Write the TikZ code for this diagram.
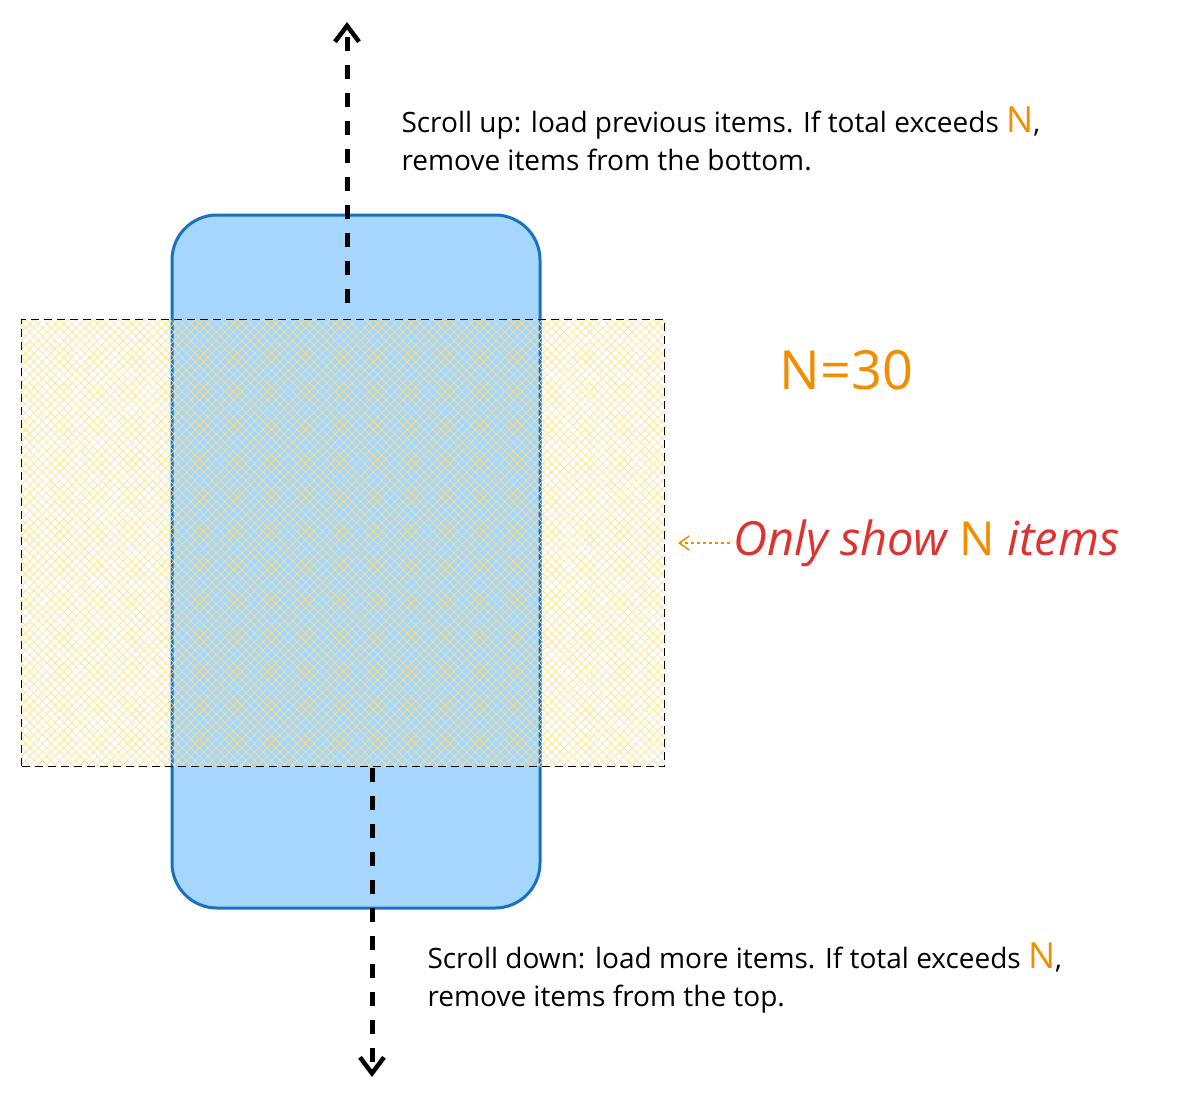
\documentclass[tikz,border=0pt]{standalone}
\usepackage{fontspec}
\setmainfont{Open Sans}
\usetikzlibrary{patterns.meta,arrows.meta}
\definecolor{ob}{RGB}{25,113,194}
\definecolor{fb}{RGB}{166,214,252}
\definecolor{yl}{RGB}{252,226,140}
\definecolor{og}{RGB}{245,140,0}
\definecolor{rd}{RGB}{224,49,49}
\tikzset{
 lbl/.style={anchor=west,align=left,font=\fontsize{28}{38}\selectfont},
 scrollarrow/.style={line width=5pt,dash pattern=on 14pt off 14pt,-{Straight Barb[length=16pt,width=24pt,line width=4.5pt]}}
}
\begin{document}
\begin{tikzpicture}[x=1pt,y=-1pt]
\useasboundingbox (0,0) rectangle (1200,1117);
\draw[ob,line width=3pt,fill=fb,rounded corners=45pt] (172,215) rectangle (540,908);
\path[pattern={Lines[angle=45,distance=6pt,line width=0.7pt]},pattern color=yl] (21,319) rectangle (664,766);
\path[pattern={Lines[angle=-45,distance=6pt,line width=0.7pt]},pattern color=yl] (21,319) rectangle (664,766);
\node[draw,dash pattern=on 8pt off 5pt,line width=1.3pt,minimum width=643pt,minimum height=447pt,inner sep=0,anchor=north west] (box) at (21,319) {};
\coordinate (ut) at (347,303); \coordinate (uh) at (347,22);
\coordinate (dt) at (372,768); \coordinate (dh) at (372,1077);
\draw[scrollarrow] (ut) -- (uh);
\draw[scrollarrow] (dt) -- (dh);
\node[lbl] (up) at (398,139) {Scroll up: load previous items. If total exceeds {\color{og}\fontsize{36}{38}\selectfont N},\\remove items from the bottom.};
\node[lbl] (down) at (424,978) {Scroll down: load more items. If total exceeds {\color{og}\fontsize{36}{38}\selectfont N},\\remove items from the top.};
\node[anchor=west,og,font=\fontsize{54}{58}\selectfont] (n30) at (776,370) {N=30};
\node[anchor=west,rd,font=\fontsize{47}{52}\itshape\selectfont] (only) at (730,543) {Only show {\color{og}\upshape N} items};
\draw[og,line width=1.5pt,dashed,-{Straight Barb[length=10pt,width=14pt]}] (only.west) -- (678,543);
\end{tikzpicture}
\end{document}
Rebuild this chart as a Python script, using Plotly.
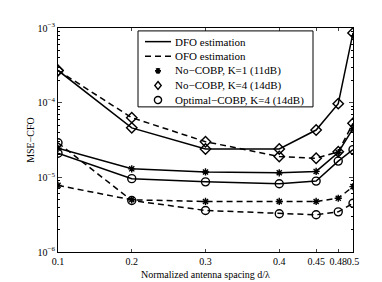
import plotly.graph_objects as go

x = [0.1, 0.2, 0.3, 0.4, 0.45, 0.48, 0.5]
x_ticks = [0.1, 0.2, 0.3, 0.4, 0.45, 0.48, 0.5]
x_ticktext = ["0.1", "0.2", "0.3", "0.4", "0.45", "0.48", "0.5"]

dfo_k1 = [2.45e-5, 1.3e-5, 1.18e-5, 1.15e-5, 1.2e-5, 2.15e-5, 4.5e-5]
dfo_k4 = [2.7e-4, 4.6e-5, 2.4e-5, 2.4e-5, 4.3e-5, 9.7e-5, 8.6e-4]
dfo_opt = [2.1e-5, 9.6e-6, 8.7e-6, 8.2e-6, 8.9e-6, 1.65e-5, 2.35e-5]
ofo_k1 = [7.8e-6, 5.0e-6, 4.75e-6, 4.75e-6, 4.75e-6, 5.25e-6, 7.5e-6]
ofo_k4 = [2.7e-4, 6.3e-5, 3.0e-5, 1.9e-5, 1.8e-5, 2.2e-5, 5.3e-5]
ofo_opt = [2.9e-5, 4.9e-6, 3.6e-6, 3.25e-6, 3.15e-6, 3.45e-6, 4.5e-6]

legend_names = ["DFO estimation", "OFO estimation", "No\u2212COBP, K=1 (11dB)",
                "No\u2212COBP, K=4 (14dB)", "Optimal\u2212COBP, K=4 (14dB)"]

y_ticks = [1e-6, 1e-5, 1e-4, 1e-3]
y_ticktext = ["10<sup>\u22126</sup>", "10<sup>\u22125</sup>", "10<sup>\u22124</sup>", "10<sup>\u22123</sup>"]

font = "Liberation Serif"
DASH = "6px,4px"
W, H = 382, 282
ML, MR, MT, MB = 50, 37, 20, 32
PW, PH = W - ML - MR, H - MT - MB

fig = go.Figure()

def mk(sym, size):
    return dict(symbol=sym, size=size, color="black", line=dict(color="black", width=1.4))

def add(yv, dash, sym, size):
    fig.add_trace(go.Scatter(
        x=x, y=yv, mode="lines+markers", showlegend=False,
        line=dict(color="black", width=1.5, dash=dash),
        marker=mk(sym, size)))

add(dfo_k1, "solid", "asterisk-open", 6)
add(dfo_k4, "solid", "diamond-open", 8)
add(dfo_opt, "solid", "circle-open", 8)
add(ofo_k1, DASH, "asterisk-open", 6)
add(ofo_k4, DASH, "diamond-open", 8)
add(ofo_opt, DASH, "circle-open", 8)

# ---- hand-drawn legend box (pixel layout converted to paper fractions) ----
def px(v):
    return (v - ML) / PW

def py(v):
    return (MT + PH - v) / PH

shapes = []
annotations = []
box = (130, 23, 305, 101)
shapes.append(dict(type="rect", xref="paper", yref="paper",
                   x0=px(box[0]), x1=px(box[2]), y0=py(box[3]), y1=py(box[1]),
                   fillcolor="white", line=dict(color="black", width=1)))
rows = [34, 49, 64, 79, 94]
sx0, sx1, mx, tx = 137, 163, 150, 165
line_style = dict(color="black", width=1.5)
shapes.append(dict(type="line", xref="paper", yref="paper",
                   x0=px(sx0), x1=px(sx1), y0=py(rows[0]), y1=py(rows[0]), line=line_style))
shapes.append(dict(type="line", xref="paper", yref="paper",
                   x0=px(sx0), x1=px(sx1), y0=py(rows[1]), y1=py(rows[1]),
                   line=dict(color="black", width=1.5, dash=DASH)))
# asterisk sample
r = 3
cy = rows[2]
ast = (f"M{px(mx-r)},{py(cy)} L{px(mx+r)},{py(cy)} "
       f"M{px(mx-r*0.6)},{py(cy-r*0.85)} L{px(mx+r*0.6)},{py(cy+r*0.85)} "
       f"M{px(mx-r*0.6)},{py(cy+r*0.85)} L{px(mx+r*0.6)},{py(cy-r*0.85)} "
       f"M{px(mx)},{py(cy-r)} L{px(mx)},{py(cy+r)}")
shapes.append(dict(type="path", xref="paper", yref="paper", path=ast,
                   line=dict(color="black", width=1.6)))
# diamond sample
r = 4
cy = rows[3]
dia = (f"M{px(mx)},{py(cy-r)} L{px(mx+r*0.8)},{py(cy)} L{px(mx)},{py(cy+r)} "
       f"L{px(mx-r*0.8)},{py(cy)} Z")
shapes.append(dict(type="path", xref="paper", yref="paper", path=dia,
                   fillcolor="white", line=dict(color="black", width=1.4)))
# circle sample
r = 3.6
cy = rows[4]
shapes.append(dict(type="circle", xref="paper", yref="paper",
                   x0=px(mx - r), x1=px(mx + r), y0=py(cy + r), y1=py(cy - r),
                   fillcolor="white", line=dict(color="black", width=1.4)))
for name, ry in zip(legend_names, rows):
    annotations.append(dict(text=name, xref="paper", yref="paper", x=px(tx), y=py(ry),
                            xanchor="left", yanchor="middle", showarrow=False,
                            font=dict(family=font, size=11, color="black")))

minor_y = [m * 10 ** e for e in (-6, -5, -4) for m in range(2, 10)]

fig.update_layout(
    width=W, height=H,
    margin=dict(l=ML, r=MR, t=MT, b=MB),
    paper_bgcolor="white", plot_bgcolor="white",
    font=dict(family=font, size=10, color="black"),
    showlegend=False,
    shapes=shapes,
    annotations=annotations,
    xaxis=dict(range=[0.1, 0.5], tickvals=x_ticks, ticktext=x_ticktext,
               tickangle=0,
               ticks="inside", ticklen=3, showline=True, linecolor="black",
               linewidth=1, mirror="ticks", showgrid=False, zeroline=False,
               tickfont=dict(family=font, size=10),
               title=dict(text="Normalized antenna spacing d/\u03bb", standoff=4,
                          font=dict(family=font, size=10))),
    yaxis=dict(type="log", range=[-6, -3], tickvals=y_ticks, ticktext=y_ticktext,
               ticks="inside", ticklen=4, showline=True, linecolor="black",
               linewidth=1, mirror="ticks", showgrid=False, zeroline=False,
               minor=dict(tickvals=minor_y, ticks="inside", ticklen=2, tickcolor="black"),
               tickfont=dict(family=font, size=10),
               title=dict(text="MSE\u2212CFO", standoff=1, font=dict(family=font, size=10))),
)

fig.write_html("out.html")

☆ ☆ ☆ ☆

(Problem details) Above this task is a listing with pictures in it. Retype only the lines from the one containing "Rebuild this chart" through the one containing "3.15e-6, 3.45e-6, 4.5e-6]", both included, and not the pictures.

(Exercise response)
Rebuild this chart as a Python script, using Plotly.
import plotly.graph_objects as go

x = [0.1, 0.2, 0.3, 0.4, 0.45, 0.48, 0.5]
x_ticks = [0.1, 0.2, 0.3, 0.4, 0.45, 0.48, 0.5]
x_ticktext = ["0.1", "0.2", "0.3", "0.4", "0.45", "0.48", "0.5"]

dfo_k1 = [2.45e-5, 1.3e-5, 1.18e-5, 1.15e-5, 1.2e-5, 2.15e-5, 4.5e-5]
dfo_k4 = [2.7e-4, 4.6e-5, 2.4e-5, 2.4e-5, 4.3e-5, 9.7e-5, 8.6e-4]
dfo_opt = [2.1e-5, 9.6e-6, 8.7e-6, 8.2e-6, 8.9e-6, 1.65e-5, 2.35e-5]
ofo_k1 = [7.8e-6, 5.0e-6, 4.75e-6, 4.75e-6, 4.75e-6, 5.25e-6, 7.5e-6]
ofo_k4 = [2.7e-4, 6.3e-5, 3.0e-5, 1.9e-5, 1.8e-5, 2.2e-5, 5.3e-5]
ofo_opt = [2.9e-5, 4.9e-6, 3.6e-6, 3.25e-6, 3.15e-6, 3.45e-6, 4.5e-6]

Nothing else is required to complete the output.